How many of these lines hold the string "this"? Answer with the number only.

--- begin ---

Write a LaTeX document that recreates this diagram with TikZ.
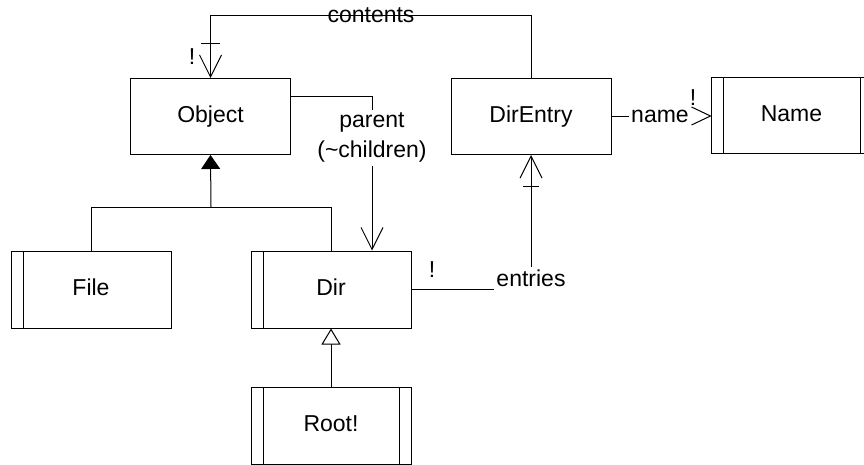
\documentclass[tikz,border=0pt]{standalone}
\usepackage{fontspec}
\setmainfont{Liberation Sans}
\usetikzlibrary{arrows.meta}
\begin{document}
\begin{tikzpicture}[x=1pt,y=-1pt,line width=1pt,
  every node/.style={font=\fontsize{23}{27}\selectfont},
  cls/.style={draw,rectangle,minimum width=160pt,minimum height=76pt,inner sep=0pt,
    text height=16.5pt,text depth=4.5pt},
  clsL/.style={cls,path picture={\draw ([xshift=12pt]path picture bounding box.north west) -- ([xshift=12pt]path picture bounding box.south west);}},
  clsLR/.style={cls,path picture={\draw ([xshift=12pt]path picture bounding box.north west) -- ([xshift=12pt]path picture bounding box.south west);
     \draw ([xshift=-12pt]path picture bounding box.north east) -- ([xshift=-12pt]path picture bounding box.south east);}},
  lbl/.style={inner sep=3pt,fill=white},
  bang/.style={inner sep=0pt,anchor=base},
  barb/.style={-{Straight Barb[length=22pt,width=22pt,line width=1pt]}},
  gen/.style={-{Triangle[length=14pt,width=19pt]}},
  genopen/.style={-{Triangle[open,length=16pt,width=19pt,fill=white]}}]
\useasboundingbox (0,0) rectangle (864,465);
% classes
\node[cls] (Object) at (210.5,116.5) {Object};
\node[cls] (DirEntry) at (531,116.5) {DirEntry};
\node[clsLR,minimum width=161pt] (Name) at (791.5,116) {Name};
\node[clsL,minimum height=77pt] (File) at (91,289.5) {File};
\node[clsL,minimum height=77pt] (Dir) at (331,289.5) {Dir};
\node[clsLR,minimum height=77pt] (Root) at (331,425.5) {Root!};
% labels
\node[lbl,text height=14pt,text depth=0pt] (contents) at (371,16) {contents};
\node[inner sep=3pt,anchor=base] (parent) at (372,128) {parent};
\node[inner sep=3pt,anchor=base] (children) at (372,158) {(\textasciitilde children)};
\node[inner sep=2pt,anchor=base] (entries) at (531,286) {entries};
\node[inner sep=2pt,anchor=base] (namelbl) at (660,123) {name};
\node[bang] (b1) at (192,65) {!};
\node[bang] (b2) at (432,277) {!};
\node[bang] (b3) at (693,106) {!};
% generalisation
\coordinate (j) at (211,207);
\draw (File.north) -- (File.north |- j) -- (Dir.north |- j) -- (Dir.north);
\draw[gen] (j) -- (Object.south);
\draw[genopen] (Root.north) -- (Dir.south);
% contents
\draw (contents.west) -| (DirEntry.north);
\draw[barb] (contents.east) -| (Object.north);
\draw ([shift={(-9.5pt,34pt)}]Object.north) -- ([shift={(9.5pt,34pt)}]Object.north);
% parent
\draw ([yshift=20pt]Object.east) -| (parent.north);
\draw[barb] (children.south) -- (children.south |- Dir.north);
% entries
\draw (Dir.east) -- (Dir.east -| entries.west);
\draw[barb] (entries.north) -- (entries.north |- DirEntry.south);
\draw ([shift={(-8pt,-32pt)}]DirEntry.south) -- ([shift={(8pt,-32pt)}]DirEntry.south);
% name
\draw (DirEntry.east) -- (DirEntry.east -| namelbl.west);
\draw ([shift={(-19pt,9pt)}]Name.west) -- (Name.west) -- ([shift={(-19pt,-9pt)}]Name.west);
\end{tikzpicture}
\end{document}
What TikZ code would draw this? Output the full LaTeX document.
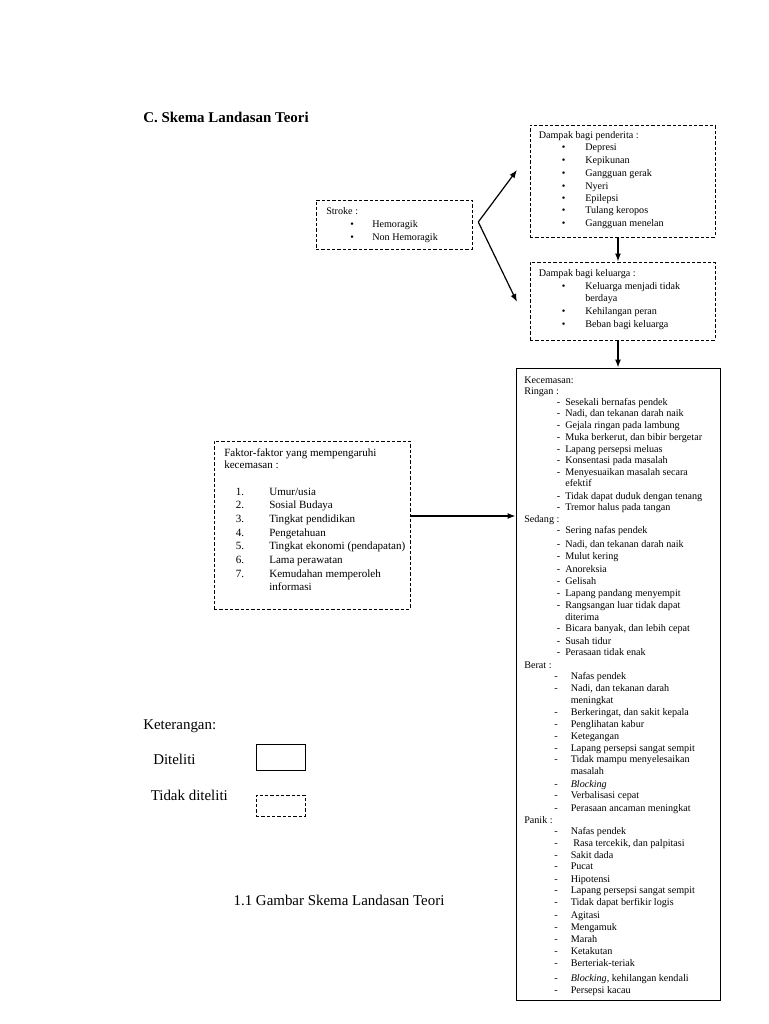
\documentclass[tikz,border=0pt]{standalone}
\usepackage{fontspec}
\setmainfont{Liberation Serif}
\usetikzlibrary{arrows.meta,fit}
\begin{document}
\begin{tikzpicture}[x=0.75pt,y=-0.75pt,
 every node/.style={inner sep=0pt},
 txt/.style={anchor=mid west,font=\fontsize{7.6}{9}\selectfont},
 ftxt/.style={anchor=mid west,font=\fontsize{8.3}{10}\selectfont},
 big/.style={anchor=mid west,font=\fontsize{11.2}{13}\selectfont},
 dbox/.style={draw,line width=0.75pt,dash pattern=on 2.4pt off 1.6pt,inner sep=0pt},
 sbox/.style={draw,line width=0.75pt,inner sep=0pt},
 arr/.style={line width=0.9pt,-{Latex[length=6pt,width=4.5pt]}}]
\useasboundingbox (0,0) rectangle (768,1024);

% title
\node[big,font=\fontsize{11.2}{13}\selectfont\bfseries] (title) at (143,119) {C. Skema Landasan Teori};

% boxes
\node[dbox,fit={(316,200)(472,249)}] (stroke) {};
\node[dbox,fit={(530,125)(715,237)}] (pend) {};
\node[dbox,fit={(530,262)(715,340)}] (kel) {};
\node[sbox,fit={(516,368)(720,1000)}] (kec) {};
\node[dbox,fit={(214,441)(410,609)}] (fak) {};

% stroke text
\node[txt] (st0) at (326,211) {Stroke :};
\foreach \yy/\lbl [count=\i] in {224.3/Hemoragik,237/Non Hemoragik}{
  \node[txt] (sb\i) at (350,\yy) {•};
  \node[txt] (sl\i) at (372,\yy) {\lbl};
}

% penderita text
\node[txt] (pd0) at (538.5,135) {Dampak bagi penderita :};
\foreach \yy/\lbl [count=\i] in {147.7/Depresi,160.7/Kepikunan,173.3/Gangguan gerak,186/Nyeri,198.3/Epilepsi,210.7/Tulang keropos,223.3/Gangguan menelan}{
  \node[txt] (pb\i) at (561.5,\yy) {•};
  \node[txt] (pl\i) at (585,\yy) {\lbl};
}

% keluarga text
\node[txt] (kl0) at (538.5,273.5) {Dampak bagi keluarga :};
\foreach \yy/\lbl [count=\i] in {286.7/Keluarga menjadi tidak,311.7/Kehilangan peran,324/Beban bagi keluarga}{
  \node[txt] (kb\i) at (561.5,\yy) {•};
  \node[txt] (kt\i) at (585,\yy) {\lbl};
}
\node[txt] (ktx) at (585,298.3) {berdaya};

% kecemasan text
\node[txt] (kc0) at (524,380.5) {Kecemasan:};
\node[txt] (kr0) at (524,391.7) {Ringan :};
\foreach \yy/\lbl [count=\i] in {402.7/Sesekali bernafas pendek,413.3/{Nadi, dan tekanan darah naik},425.7/Gejala ringan pada lambung,437.3/{Muka berkerut, dan bibir bergetar},449/Lapang persepsi meluas,460.3/Konsentasi pada masalah,472/Menyesuaikan masalah secara,496.3/Tidak dapat duduk dengan tenang,507.7/Tremor halus pada tangan}{
  \node[txt] (rd\i) at (556.5,\yy) {-};
  \node[txt] (rt\i) at (565,\yy) {\lbl};
}
\node[txt] (rtx) at (565,483.5) {efektif};
\node[txt] (ks0) at (524,519.3) {Sedang :};
\foreach \yy/\lbl [count=\i] in {530.7/Sering nafas pendek,544.3/{Nadi, dan tekanan darah naik},556.7/Mulut kering,569.3/Anoreksia,581/Gelisah,593.3/Lapang pandang menyempit,605.7/Rangsangan luar tidak dapat,628.7/{Bicara banyak, dan lebih cepat},641/Susah tidur,652.3/Perasaan tidak enak}{
  \node[txt] (sd\i) at (556.5,\yy) {-};
  \node[txt] (stx\i) at (565,\yy) {\lbl};
}
\node[txt] (sdx) at (565,617.3) {diterima};
\node[txt] (kb0) at (524,665) {Berat :};
\foreach \yy/\lbl [count=\i] in {676/Nafas pendek,688.3/{Nadi, dan tekanan darah},712.3/{Berkeringat, dan sakit kepala},724/Penglihatan kabur,736/Ketegangan,748.3/Lapang persepsi sangat sempit,759.7/Tidak mampu menyelesaikan,784/\textit{Blocking},795.3/Verbalisasi cepat,808/Perasaan ancaman meningkat}{
  \node[txt] (bd\i) at (554,\yy) {-};
  \node[txt] (bt\i) at (570.5,\yy) {\lbl};
}
\node[txt] (btx1) at (570.5,700) {meningkat};
\node[txt] (btx2) at (570.5,771.7) {masalah};
\node[txt] (kp0) at (524,820) {Panik :};
\foreach \yy/\lbl [count=\i] in {831.7/Nafas pendek,843.3/{\ Rasa tercekik, dan palpitasi},855/Sakit dada,866.7/Pucat,879.3/Hipotensi,890.7/Lapang persepsi sangat sempit,902.7/Tidak dapat berfikir logis,915/Agitasi,927.3/Mengamuk,939.3/Marah,951.7/Ketakutan,963.7/Berteriak-teriak,978.3/{\textit{Blocking}, kehilangan kendali},990.3/Persepsi kacau}{
  \node[txt] (pdd\i) at (554,\yy) {-};
  \node[txt] (ptt\i) at (570.5,\yy) {\lbl};
}

% faktor text
\node[ftxt] (f0) at (224,453.3) {Faktor-faktor yang mempengaruhi};
\node[ftxt] (f00) at (224,465.5) {kecemasan :};
\foreach \yy/\lbl [count=\i] in {492.3/{Umur/usia},505.7/Sosial Budaya,519.3/Tingkat pendidikan,533.3/Pengetahuan,546.7/Tingkat ekonomi (pendapatan),560/Lama perawatan,574/Kemudahan memperoleh}{
  \node[ftxt] (fn\i) at (235.5,\yy) {\i.};
  \node[ftxt] (ft\i) at (269,\yy) {\lbl};
}
\node[ftxt] (ftx) at (269,587.8) {informasi};

% arrows
\coordinate (fork) at (478.3,222);
\coordinate (tipA) at (517,170);
\coordinate (tipB) at (517,302);
\draw[arr] (fork) -- (tipA);
\draw[arr] (fork) -- (tipB);
\draw[arr] (pend.south -| kec.north) -- (kel.north -| kec.north);
\draw[arr] (kel.south -| kec.north) -- (kec.north);
\draw[arr] (fak.east |- 0,516) -- (kec.west |- 0,516);

% legend
\node[big] (ket) at (143,726.7) {Keterangan:};
\node[big] (dit) at (153,761) {Diteliti};
\node[sbox,fit={(256,744.5)(305,770)}] (lg1) {};
\node[big] (tdit) at (150.5,797.3) {Tidak diteliti};
\node[dbox,fit={(256,795)(305,816)}] (lg2) {};

% caption
\node[big] (cap) at (233.3,902) {1.1 Gambar Skema Landasan Teori};
\end{tikzpicture}
\end{document}
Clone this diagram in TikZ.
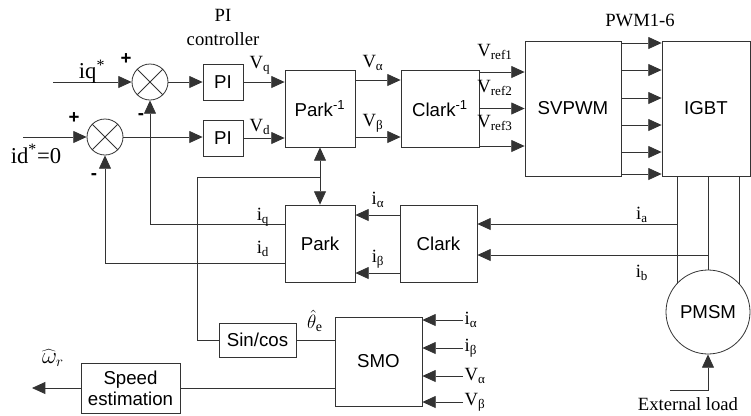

--- end ---

--- FINISHED EXERCISE ---
3